Los ciudadanos estadounidenses y europeos cuya oposición furibunda a las olas de migrantes influyen en las políticas de sus gobiernos, olvidan algo tan obvio como que ellos también son producto de migraciones masivas. Las crisis humanitarias que sacuden a nuestros pueblos en la actualidad, son reflejo de otras, tanto o más cruentas, que han jalonado la historia de la humanidad desde la aparición del ser humano sobre la faz de la Tierra.
Las generaciones actuales y aquellas que comienzan apenas a despuntar vienen marcadas por el desafío de la supervivencia en un planeta castigado por la sobreexplotación de sus recursos, de sus tierras, de su fauna y de sus fuentes de agua. Los mares, esas misteriosas profundidades que se nos figuraban interminables y prístinas, son hoy uno de los espacios más contaminados, sucios y degradados del planeta. Sin contar con el hecho de haberse generado una auténtica competencia de países desarrollados para ver cuál se apodera mejor de sus riquezas.
El hambre, ese fenómeno en donde culmina el proceso de las privaciones materiales, es una especie de castigo bíblico dirigido injustamente sobre una masa poblacional sujeta a las decisiones de políticos para quienes la vida humana se traduce en estadísticas. La niñez de hoy, por lo tanto, es la gran sacrificada en esta ecuación de beneficios económicos a costa de la pobreza de otros.
Entonces, ¿cómo evitar que los africanos se embarquen hacia Europa o los jóvenes centroamericanos dejen sus pies en el desierto de Arizona buscando una ínfima pero soñada oportunidad? Cuando los políticos se pronuncian sobre el fenómeno migratorio mienten. Cuando afirman con el mayor descaro que sus acciones se encaminan hacia el bien común, mienten.
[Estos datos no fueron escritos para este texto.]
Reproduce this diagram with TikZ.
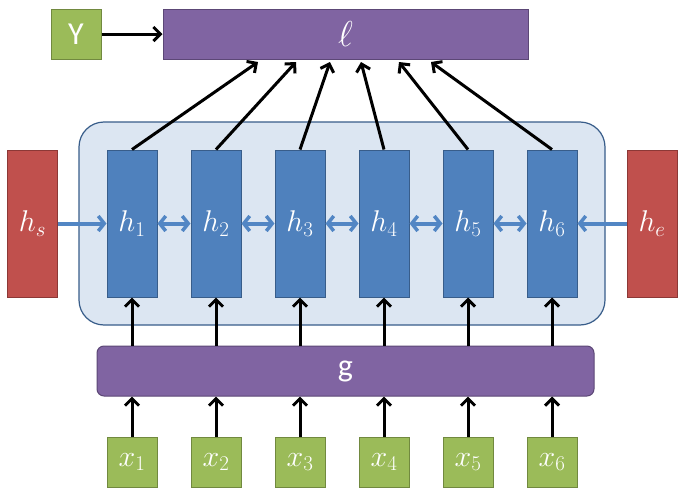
\documentclass[tikz,border=0pt]{standalone}
\usepackage{fix-cm}
\usepackage{fontspec}
\setmainfont{Carlito}
\usetikzlibrary{arrows.meta}
\definecolor{purp}{HTML}{8064A2}
\definecolor{purpd}{HTML}{5C4776}
\definecolor{grn}{HTML}{9BBB59}
\definecolor{grnd}{HTML}{71893F}
\definecolor{redf}{HTML}{C0504D}
\definecolor{redd}{HTML}{8C3836}
\definecolor{blu}{HTML}{4F81BD}
\definecolor{blud}{HTML}{385D8A}
\definecolor{cont}{HTML}{DCE6F2}
\definecolor{barrow}{HTML}{5286C4}
\tikzset{
  pbox/.style={draw=purpd, fill=purp, line width=1pt, text=white, inner sep=0pt},
  gbox/.style={draw=grnd, fill=grn, line width=1pt, text=white, inner sep=0pt, minimum width=50pt, minimum height=50pt, font=\fontsize{30}{34}\selectfont},
  rbox/.style={draw=redd, fill=redf, line width=1pt, text=white, inner sep=0pt, minimum width=50pt, minimum height=147pt, font=\fontsize{30}{36}\selectfont},
  hbox/.style={draw=blud, fill=blu, line width=1pt, text=white, inner sep=0pt, minimum width=50pt, minimum height=147pt, font=\fontsize{30}{36}\selectfont},
  blk/.style={line width=3pt, black, -{Straight Barb[length=7pt,width=14pt,line width=3pt]}},
  bla/.style={line width=4pt, barrow, -{Straight Barb[length=6pt,width=15pt,line width=3.5pt]}},
  blb/.style={line width=4pt, barrow, {Straight Barb[length=6pt,width=15pt,line width=3.5pt]}-{Straight Barb[length=6pt,width=15pt,line width=3.5pt]}},
}
\begin{document}
\begin{tikzpicture}[x=1pt,y=-1pt]
\useasboundingbox[fill=white] (0,0) rectangle (689,498);
% container
\node[draw=blud, fill=cont, line width=1.2pt, rounded corners=25pt, minimum width=526pt, minimum height=203pt, inner sep=0pt] (cont) at (342,223.5) {};
% top
\node[gbox, font=\fontsize{32}{34}\selectfont] (Y) at (76,34) {Y};
\node[pbox, minimum width=365pt, minimum height=50pt, font=\fontsize{36}{40}\selectfont] (L) at (345.5,34) {$\ell$};
% red boxes
\node[rbox] (hs) at (32.5,223.5) {$h_s$};
\node[rbox] (he) at (652,223.5) {$h_e$};
% h boxes
\foreach \i in {1,...,6} {
  \node[hbox] (h\i) at ({132+84*(\i-1)},223.5) {$h_{\i}$};
  \node[gbox] (x\i) at ({132+84*(\i-1)},462) {$x_{\i}$};
}
% g
\node[pbox, rounded corners=7pt, minimum width=497pt, minimum height=50pt, font=\fontsize{32}{34}\selectfont] (g) at (345.5,371) {g};
% coordinates on ell
\coordinate (l1) at (258,62);
\coordinate (l2) at (296,62);
\coordinate (l3) at (330,62);
\coordinate (l4) at (361,62);
\coordinate (l5) at (399,62);
\coordinate (l6) at (431,62);
% arrows
\draw[blk] (Y) -- (L);
\foreach \i in {1,...,6} {
  \draw[blk] (h\i.north) -- (l\i);
  \draw[blk] (g.north -| h\i) -- (h\i.south);
  \draw[blk] (x\i.north) -- (g.south -| x\i);
}
\draw[bla] (hs.east) -- (h1.west);
\draw[bla] (he.west) -- (h6.east);
\foreach \i/\j in {1/2,2/3,3/4,4/5,5/6} {
  \draw[blb] (h\i.east) -- (h\j.west);
}
\end{tikzpicture}
\end{document}
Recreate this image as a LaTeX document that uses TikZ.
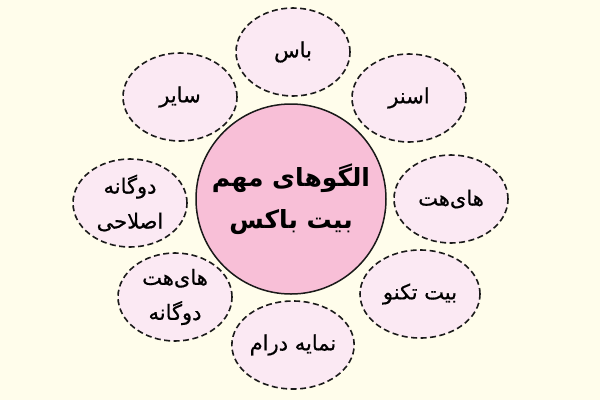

Y con cada una de sus mentiras, mil adolescentes cruzan la frontera como una respuesta real a un sistema que los margina.
Las comunidades humanas están fundadas sobre olas migratorias de tiempos pasados, provocadas siempre por la pérdida de los recursos agrícolas, las enfermedades, las guerras y los desastres naturales. El movimiento migratorio ha sido una constante en todas las épocas de la historia y nada lo detendrá; ni los muros, ni la represión, ni tampoco el odio xenófobo. Por lo tanto las políticas de los países deberían orientarse hacia la solución sensata para una realidad ineludible y creciente.
La semana pasada, 40 inmigrantes africanos murieron asfixiados por los gases tóxicos en la bodega de un barco, en medio del Mediterráneo. Cientos más han perecido en las costas de Grecia o en la dura travesía por los desiertos entre México y Estados Unidos, en donde son perseguidos con perros adiestrados como si fueran piezas de cacería. Entre ellos, niñas y niños totalmente indefensos en manos de los coyotes.
Lo que falta para enfrentar el drama de las migraciones es un poco de sensibilidad humana, esa misma caridad proclamada con tanto fervor en los discursos, pero nunca aplicada en la realidad concreta de un pueblo condenado a abandonar sus raíces para seguir subsistiendo. Lo que falta es comprender que nadie abandona su tierra si esta le ofrece las oportunidades necesarias para vivir con dignidad.